# Links not showing as links.



## s2k9k (Nov 18, 2012)

When I copy a URL from a thread on SMF and try to paste it into a post it doesn't show up as a link. I have highlight the URL and then click on the link icon at the top then paste the link into it to make them work as links. I used to copy and paste links all the time but for the past few days it hasn't been working. I was just dealing with it but now it is getting frustrating.

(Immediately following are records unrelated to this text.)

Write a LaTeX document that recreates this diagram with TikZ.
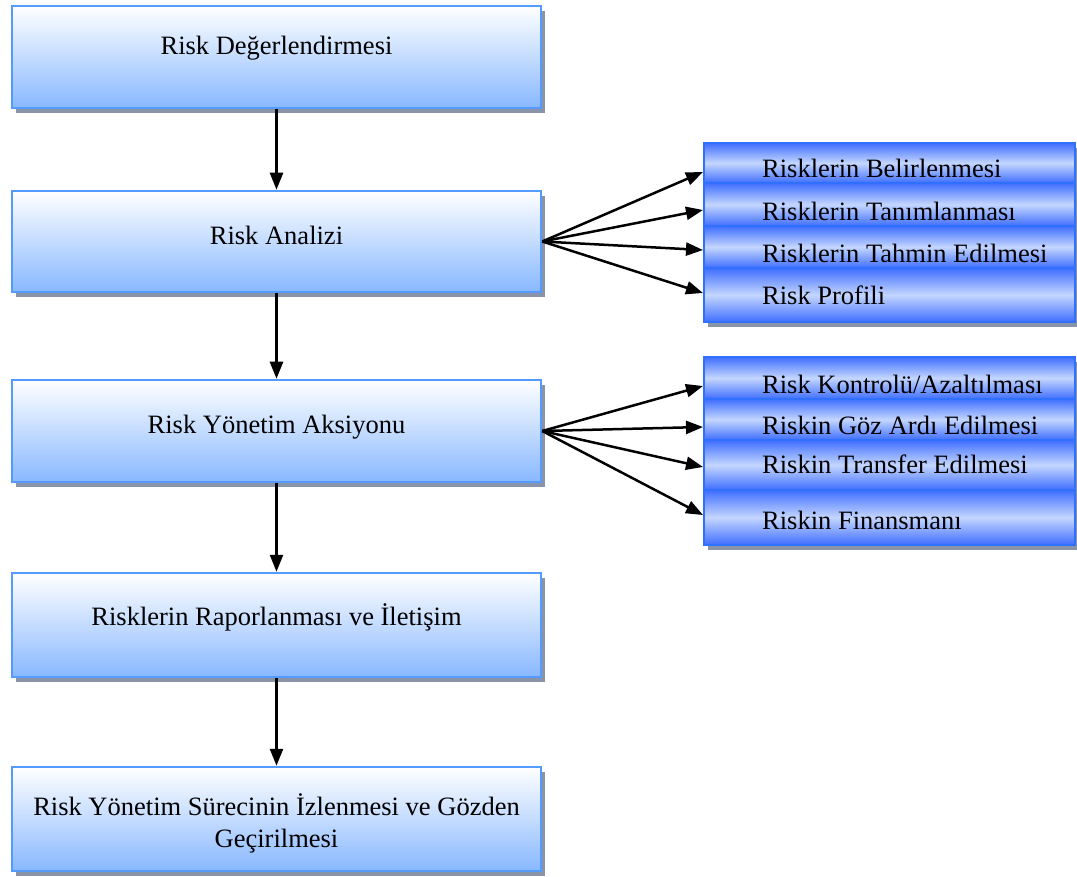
\documentclass[tikz,border=0pt]{standalone}
\usepackage{fontspec}
\setmainfont{Liberation Serif}
\usetikzlibrary{arrows.meta,shadows}
\definecolor{lborder}{HTML}{559BFF}
\definecolor{lbottom}{HTML}{88B8FF}
\definecolor{rborder}{HTML}{3070FF}
\definecolor{rdeep}{HTML}{3F6EFF}
\definecolor{rlight}{HTML}{C4D6FF}
\definecolor{shadowgrey}{HTML}{8A94A8}
\tikzset{
  stagebox/.style={rectangle, draw=lborder, line width=2.5pt,
    top color=white, bottom color=lbottom,
    minimum width=529pt, inner sep=0pt,
    drop shadow={shadow xshift=4pt, shadow yshift=-5pt, fill=shadowgrey, opacity=1}},
  subbox/.style={rectangle, draw=rborder, line width=2pt,
    top color=rdeep, bottom color=rdeep, middle color=rlight,
    minimum width=371pt, inner sep=0pt,
    drop shadow={shadow xshift=4pt, shadow yshift=-5pt, fill=shadowgrey, opacity=1}},
  stagetext/.style={font=\fontsize{26.5}{32}\selectfont, align=center, inner sep=0pt},
  subtext/.style={font=\fontsize{26.5}{30}\selectfont, anchor=west, inner sep=0pt},
  flow/.style={line width=2.5pt, -{Triangle[length=17pt,width=13pt]}},
}
\begin{document}
\begin{tikzpicture}[x=1pt, y=-1pt]
\useasboundingbox (0,0) rectangle (1077,877);

% main sequence of stages
\node[stagebox, minimum height=102pt] (L1) at (276.5,57) {};
\node[stagebox, minimum height=101pt] (L2) at (276.5,241.5) {};
\node[stagebox, minimum height=102pt] (L3) at (276.5,431) {};
\node[stagebox, minimum height=104pt] (L4) at (276.5,625) {};
\node[stagebox, minimum height=104pt] (L5) at (276.5,819) {};

\node[stagetext] (T1) at (276.5,48) {Risk Değerlendirmesi};
\node[stagetext] (T2) at (276.5,235) {Risk Analizi};
\node[stagetext] (T3) at (276.5,427) {Risk Yönetim Aksiyonu};
\node[stagetext] (T4) at (276.5,617) {Risklerin Raporlanması ve İletişim};
\node[stagetext] (T5) at (276.5,823) {Risk Yönetim Sürecinin İzlenmesi ve Gözden\\Geçirilmesi};

% analysis steps
\node[subbox, minimum height=40pt] (A1) at (889.5,163) {};
\node[subbox, minimum height=43pt] (A2) at (889.5,204.5) {};
\node[subbox, minimum height=42pt] (A3) at (889.5,247) {};
\node[subbox, minimum height=54pt] (A4) at (889.5,295) {};

\node[subtext] (a1) at (762,168) {Risklerin Belirlenmesi};
\node[subtext] (a2) at (762,211) {Risklerin Tanımlanması};
\node[subtext] (a3) at (762,253) {Risklerin Tahmin Edilmesi};
\node[subtext] (a4) at (762,295) {Risk Profili};

% management actions
\node[subbox, minimum height=42pt] (B1) at (889.5,378) {};
\node[subbox, minimum height=41pt] (B2) at (889.5,419.5) {};
\node[subbox, minimum height=50pt] (B3) at (889.5,465) {};
\node[subbox, minimum height=55pt] (B4) at (889.5,517.5) {};

\node[subtext] (b1) at (762,384) {Risk Kontrolü/Azaltılması};
\node[subtext] (b2) at (762,425) {Riskin Göz Ardı Edilmesi};
\node[subtext] (b3) at (762,464) {Riskin Transfer Edilmesi};
\node[subtext] (b4) at (762,520) {Riskin Finansmanı};

% vertical flow
\draw[flow] (L1.south) -- (L2.north);
\draw[flow] (L2.south) -- (L3.north);
\draw[flow] (L3.south) -- (L4.north);
\draw[flow] (L4.south) -- (L5.north);

% fan-out arrows
\coordinate (S2) at (L2.east);
\coordinate (S3) at (L3.east);
\draw[flow] (S2) -- ([yshift=-9pt]A1.west);
\draw[flow] (S2) -- ([yshift=-5.5pt]A2.west);
\draw[flow] (S2) -- ([yshift=-3pt]A3.west);
\draw[flow] (S2) -- ([yshift=2pt]A4.west);
\draw[flow] (S3) -- ([yshift=-8pt]B1.west);
\draw[flow] (S3) -- ([yshift=-7.5pt]B2.west);
\draw[flow] (S3) -- ([yshift=-2pt]B3.west);
\draw[flow] (S3) -- ([yshift=2.5pt]B4.west);
\end{tikzpicture}
\end{document}
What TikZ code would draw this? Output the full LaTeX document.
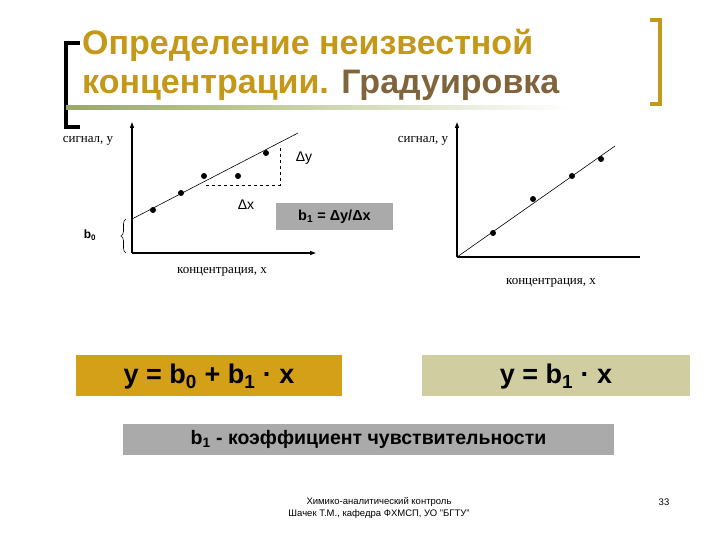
\documentclass[tikz,border=0pt]{standalone}
\usepackage{fontspec}
\setmainfont{Liberation Sans}
\newfontfamily\serifrm{Liberation Serif}
\usetikzlibrary{arrows.meta,decorations.pathreplacing}
\definecolor{gold}{RGB}{196,152,24}
\definecolor{brownt}{RGB}{128,100,60}
\definecolor{boxgold}{RGB}{212,160,23}
\definecolor{boxkhaki}{RGB}{208,206,160}
\definecolor{boxgray}{RGB}{170,170,170}
\definecolor{olive}{RGB}{150,170,90}
\tikzset{
 axis/.style={line width=1.3pt,-{Triangle[length=6pt,width=4pt]}},
 pt/.style={circle,fill=black,inner sep=0pt,minimum size=6pt},
 lbl/.style={font=\serifrm\fontsize{13}{14}\selectfont,inner sep=0pt},
 formula/.style={font=\bfseries\fontsize{27}{29}\selectfont,inner sep=0pt},
}
\begin{document}
\begin{tikzpicture}[x=1pt,y=-1pt]
\useasboundingbox[fill=white] (0,0) rectangle (720,540);
% brackets
\draw[line width=4.5pt] (80,43) -- (66,43) -- (66,127) -- (80,127);
\draw[gold,line width=4.5pt] (650,20) -- (660,20) -- (660,104) -- (650,104);
% gradient rule
\shade[left color=olive,right color=white] (66,106) rectangle (570,110);
% title
\node[anchor=base west,inner sep=0pt,font=\bfseries\fontsize{34}{36}\selectfont,text=gold] (t1) at (82,55) {Определение неизвестной};
\node[anchor=base west,inner sep=0pt,font=\bfseries\fontsize{34}{36}\selectfont] (t2) at (82,94) {\textcolor{gold}{концентрации.} \textcolor{brownt}{Градуировка}};
% left graph
\coordinate (O1) at (132,253);
\coordinate (Y1) at (132,122);
\coordinate (X1) at (316,253);
\draw[axis] (O1) -- (Y1);
\draw[axis] (O1) -- (X1);
\coordinate (L1a) at (132,219);
\coordinate (L1b) at (298,133);
\draw[line width=0.6pt] (L1a) -- (L1b);
\node[pt] (p1) at (153,210) {};
\node[pt] (p2) at (181,193) {};
\node[pt] (p3) at (204,176) {};
\node[pt] (p4) at (238,176) {};
\node[pt] (p5) at (266,153) {};
\coordinate (d1) at (206,185);
\coordinate (d2) at (280,185);
\coordinate (d3) at (280,145);
\draw[dashed,line width=0.6pt] (d1) -- (d2) -- (d3);
\node[font=\fontsize{14}{15}\selectfont] (dy) at (304,158) {Δy};
\node[font=\fontsize{14}{15}\selectfont] (dx) at (246,205) {Δx};
\node[fill=boxgray,minimum width=117pt,minimum height=27pt,font=\bfseries\fontsize{14.5}{16}\selectfont] (b1) at (334.5,217) {b\textsubscript{1} = Δy/Δx};
\draw[decorate,decoration={brace,amplitude=5pt},line width=0.6pt] (126,253) -- (126,219);
\node[font=\bfseries\fontsize{12}{13}\selectfont] (b0) at (90,235) {b\textsubscript{0}};
\node[lbl] (sy1) at (88,141) {сигнал, у};
\node[lbl] (cx1) at (222,272) {концентрация, х};
% right graph
\coordinate (O2) at (457,257);
\coordinate (Y2) at (457,122);
\coordinate (X2) at (640,257);
\draw[axis] (O2) -- (Y2);
\draw[line width=1.3pt] (O2) -- (X2);
\coordinate (L2b) at (615,146);
\draw[line width=0.6pt] (O2) -- (L2b);
\node[pt] (q1) at (493,233) {};
\node[pt] (q2) at (533,199) {};
\node[pt] (q3) at (572,176) {};
\node[pt] (q4) at (601,159) {};
\node[lbl] (sy2) at (423,141) {сигнал, у};
\node[lbl] (cx2) at (551,283) {концентрация, х};
% formula boxes
\node[fill=boxgold,minimum width=266pt,minimum height=41pt] (f1) at (209,375.5) {};
\node[formula] (f1t) at (209,377) {y = b\textsubscript{0} + b\textsubscript{1} · x};
\node[fill=boxkhaki,minimum width=268pt,minimum height=41pt] (f2) at (556,375.5) {};
\node[formula] (f2t) at (556,377) {y = b\textsubscript{1} · x};
\node[fill=boxgray,minimum width=491pt,minimum height=31pt,font=\bfseries\fontsize{19.5}{21}\selectfont] (f3) at (368.5,439.5) {b\textsubscript{1} - коэффициент чувствительности};
% footer
\node[font=\fontsize{9.5}{11.5}\selectfont,align=center] (foot) at (379,508) {Химико-аналитический контроль\\Шачек Т.М., кафедра ФХМСП, УО "БГТУ"};
\node[font=\fontsize{9.5}{11}\selectfont] (pg) at (664,502) {33};
\end{tikzpicture}
\end{document}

I haven't changed anything on my computer and I looked all over my profile and I don't see anything that could have changed it. 

Has anyone else noticed this problem?


----------



## mr mac (Nov 28, 2012)

The way it is working for me is to highlight the word I want to link, then click on the link icon 













LinkIcon.jpg



__ mr mac
__ Nov 28, 2012





 and then paste the link there.  For added effect, I like to color the word itself to help it stand out.


----------



## s2k9k (Nov 28, 2012)

Mr Mac said:


> The way it is working for me is to highlight the word I want to link, then click on the link icon
> 
> 
> 
> ...


Yea that's what I have to do but I used to be able to just right click and paste it into the body of the post...much easier!


----------



## mr mac (Nov 28, 2012)

That's how I felt the first time I tried to post a pic from Photobucket and all I saw was the link!


----------